— START DATA SUPPLIED —

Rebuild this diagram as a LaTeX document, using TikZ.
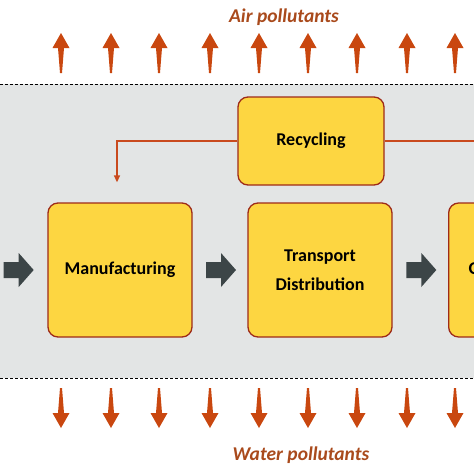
\documentclass[tikz,border=0pt]{standalone}
\usepackage{fontspec}
\setmainfont{Carlito}
\usetikzlibrary{arrows.meta,calc}
\definecolor{band}{HTML}{E3E5E5}
\definecolor{boxfill}{HTML}{FDD641}
\definecolor{boxline}{HTML}{9E2B18}
\definecolor{poll}{HTML}{C9470F}
\definecolor{polltext}{HTML}{A94A1C}
\definecolor{flow}{HTML}{3C4547}
\definecolor{recl}{HTML}{C94A1E}
\tikzset{
  stage/.style={draw=boxline, line width=1.3pt, fill=boxfill, rounded corners=10pt,
    minimum width=144pt, minimum height=134pt, align=center,
    font=\fontsize{18}{29}\selectfont\bfseries, inner sep=0pt},
  recbox/.style={stage, minimum width=146pt, minimum height=88pt},
  polllabel/.style={font=\fontsize{19.5}{21}\selectfont\bfseries\itshape, text=polltext},
  recline/.style={draw=recl, line width=1.3pt},
  dline/.style={draw=black, line width=0.8pt, dash pattern=on 3pt off 2pt},
}
\begin{document}
\begin{tikzpicture}[x=1pt,y=-1pt]
\useasboundingbox (0,0) rectangle (474,474);
\clip (0,0) rectangle (474,474);
% band
\fill[band] (-5,84) rectangle (480,378);
\draw[dline] (0,84) -- (474,84);
\draw[dline] (0,378) -- (474,378);
% labels
\node[polllabel] (air) at (284,17) {Air pollutants};
\node[polllabel] (water) at (301,455) {Water pollutants};
% pollutant arrows
\foreach \x in {61,111,159,210,259,308,357,407,455}{
  \fill[poll] (\x,33) -- (\x+8.5,48) -- (\x+3,48) -- (\x+1,73) -- (\x-1,73) -- (\x-3,48) -- (\x-8.5,48) -- cycle;
  \fill[poll] (\x,428) -- (\x+8.5,413) -- (\x+3,413) -- (\x+1,388) -- (\x-1,388) -- (\x-3,413) -- (\x-8.5,413) -- cycle;
}
% stages
\node[stage] (man) at (120,270) {Manufacturing};
\node[stage] (tr) at (320,270) {Transport\\Distribution};
\node[stage, anchor=west, text width=130pt, align=left] (op) at (448,270) {\hspace*{13pt}Operation};
\node[recbox] (rec) at (311,141) {Recycling};
% recycling links
\coordinate (recend) at (474,141);
\coordinate (mantop) at ($(man.north)+(-3,-20)$);
\draw[recline] (rec.east) -- (rec.east -| recend);
\draw[recline,-{Triangle[length=7pt,width=6pt]}] (rec.west) -| (mantop);
% flow arrows
\newcommand\flowarrow[1]{%
  \fill[flow] ($(#1)+(-15,-8)$) -- ($(#1)+(0,-8)$) -- ($(#1)+(0,-17)$) -- ($(#1)+(15,0)$)
    -- ($(#1)+(0,17)$) -- ($(#1)+(0,8)$) -- ($(#1)+(-15,8)$) -- cycle;}
\coordinate (in) at (0,270);
\coordinate (f1) at ($(in)!0.5!(man.west)$);
\coordinate (f2) at ($(man.east)!0.5!(tr.west)$);
\coordinate (f3) at ($(tr.east)!0.5!(op.west)$);
\flowarrow{$(f1)+(-5,0)$}
\flowarrow{$(f2)+(1,0)$}
\flowarrow{$(f3)+(1,0)$}
\end{tikzpicture}
\end{document}
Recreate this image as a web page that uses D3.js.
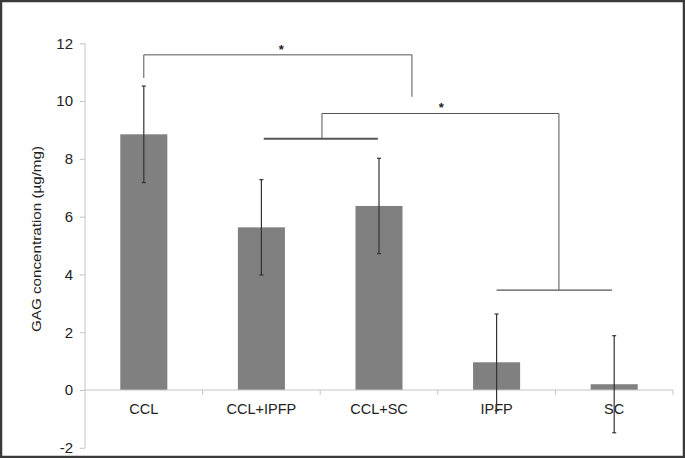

— END DATA SUPPLIED —

Report all lines of the data that include the word "this".

### THE OUTPUT
Rebuild this diagram as a LaTeX document, using TikZ.
Recreate this image as a web page that uses D3.js.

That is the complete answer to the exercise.